Holding — Hanson, J.
- The Supreme Court of Utah held that the plaintiffs' claim for an equitable lien was barred by the statute of limitations and that the judgment lien against J.W. Cleverly was not discharged by his bankruptcy.
Rule
- A plaintiff's claim for an equitable lien is subject to a statute of limitations, and a judgment lien is not discharged by the debtor's bankruptcy if the lien was established prior to the bankruptcy filing.
Reasoning
- The court reasoned that the original judgment effectively resolved the contract issue between the parties and that the plaintiffs' right to establish an equitable lien arose separately from the initial judgment.
- Since the plaintiffs did not seek the lien until more than four years after the right to do so arose, their claim was barred by the four-year statute of limitations.
- Furthermore, the court found that the judgment lien was valid and not affected by Cleverly’s discharge in bankruptcy, as the lien existed prior to the bankruptcy filing and was not subject to discharge under applicable bankruptcy law.
- The court emphasized that while Cleverly's personal liability was discharged, the lien on the property remained intact unless the property was exempt from execution.
- The trial court had failed to determine whether the property in question was exempt, which necessitated remanding the case for further proceedings.
Deep Dive: How the Court Reached Its Decision
Reasoning Regarding the Equitable Lien
The court reasoned that the original judgment effectively resolved the contractual relationship between the parties, as it canceled the contract and awarded the plaintiffs the amount paid under it. The plaintiffs' right to establish an equitable lien arose separately from this judgment, and since they did not seek to impress a lien until more than four years after their right to do so arose, their claim was barred by the four-year statute of limitations outlined in section 104-2-30 of the Revised Statutes of Utah. The court emphasized that the failure to include a request for an equitable lien in the original action indicated that the plaintiffs had opted to pursue only a monetary judgment at that time. The court further noted that the lien was not part of the original decree and thus could not be considered related. This separation of the lien claim from the original judgment created a distinct cause of action, which was subject to its own limitations period. Therefore, the court concluded that the plaintiffs had missed the opportunity to assert their lien within the statutory timeframe, rendering their claim invalid. The court also made it clear that merely labeling the subsequent proceedings as supplemental did not change the nature of the cause of action or its limitations. As a result, the trial court correctly ruled that the plaintiffs' attempt to establish an equitable lien was barred by the statute of limitations.
Reasoning Regarding the Bankruptcy Discharge
The court determined that the judgment lien against J.W. Cleverly was not discharged by his bankruptcy.

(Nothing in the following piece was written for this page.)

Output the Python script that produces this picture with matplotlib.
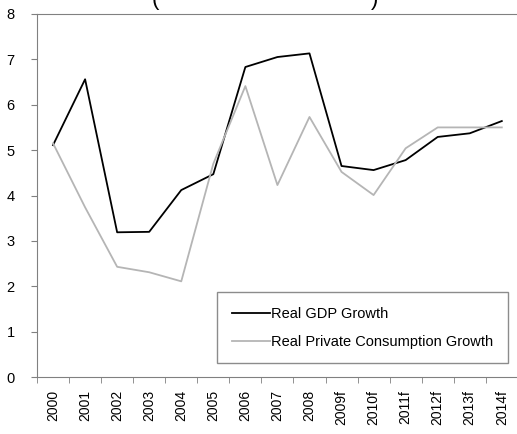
import matplotlib
matplotlib.use("Agg")
import matplotlib.pyplot as plt
import numpy as np

plt.rcParams['font.family'] = ['Liberation Sans', 'DejaVu Sans']

years = ["2000", "2001", "2002", "2003", "2004", "2005", "2006", "2007",
         "2008", "2009f", "2010f", "2011f", "2012f", "2013f", "2014f"]
gdp = [5.11, 6.56, 3.19, 3.2, 4.12, 4.47, 6.83, 7.05, 7.13, 4.65, 4.56,
       4.78, 5.29, 5.37, 5.64]
consumption = [5.15, 3.74, 2.43, 2.31, 2.11, 4.7, 6.41, 4.23, 5.73, 4.52,
               4.01, 5.04, 5.5, 5.5, 5.5]

fig = plt.figure(figsize=(5.17, 4.34), dpi=100)
ax = fig.add_axes([0.0716, 0.131, 0.93, 0.837])

x = np.arange(len(years))
ax.plot(x, gdp, color="black", lw=1.3, label="Real GDP Growth")
ax.plot(x, consumption, color="#b5b5b5", lw=1.3,
        label="Real Private Consumption Growth")

ax.set_xlim(-0.5, len(years) - 0.5)
ax.set_ylim(0, 8)
ax.set_yticks(range(9))
ax.set_xticks(x)
ax.set_xticklabels(years, rotation=90, fontsize=10)
ax.set_xticks(np.arange(-0.5, len(years), 1), minor=True)
ax.tick_params(axis="x", which="major", length=0, pad=9)
ax.tick_params(axis="x", which="minor", length=4, color="#808080")
ax.tick_params(axis="y", length=4, color="#808080", labelsize=10.5, pad=12)

for s in ["left", "bottom", "top"]:
    ax.spines[s].set_color("#808080")
ax.spines["right"].set_visible(False)

leg = ax.legend(loc="lower right", bbox_to_anchor=(0.995, 0.018),
                fontsize=10.5, frameon=True, fancybox=False,
                edgecolor="#707070", handlelength=2.6, borderpad=1.0,
                labelspacing=0.95, handletextpad=0.1)
leg.get_frame().set_linewidth(1.0)

fig.text(0.3, 1.0, "(", fontsize=16, va="center", ha="center")
fig.text(0.725, 1.0, ")", fontsize=16, va="center", ha="center")

fig.savefig("out.png", dpi=100)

It reasoned that although the bankruptcy discharge eliminated Cleverly's personal liability for the debt, it did not affect the validity of the lien that had been established prior to the bankruptcy filing. The court highlighted that a judgment lien exists independently of the debtor's personal liability and is preserved under applicable bankruptcy law unless the property subject to the lien is exempt from execution. The court referred to section 67f of the Bankruptcy Act, which annulled only liens obtained within four months prior to the bankruptcy petition, indicating that since the plaintiffs' lien was established before this period, it remained intact. The court pointed out that the trial court had failed to address whether the property in question was exempt from execution, which would be crucial in determining if the lien could be enforced. If the property was not exempt, then the plaintiffs retained the right to enforce their judgment lien despite Cleverly's bankruptcy discharge. Therefore, the court concluded that further proceedings were necessary to ascertain the exempt status of the property, as this would determine the enforceability of the lien.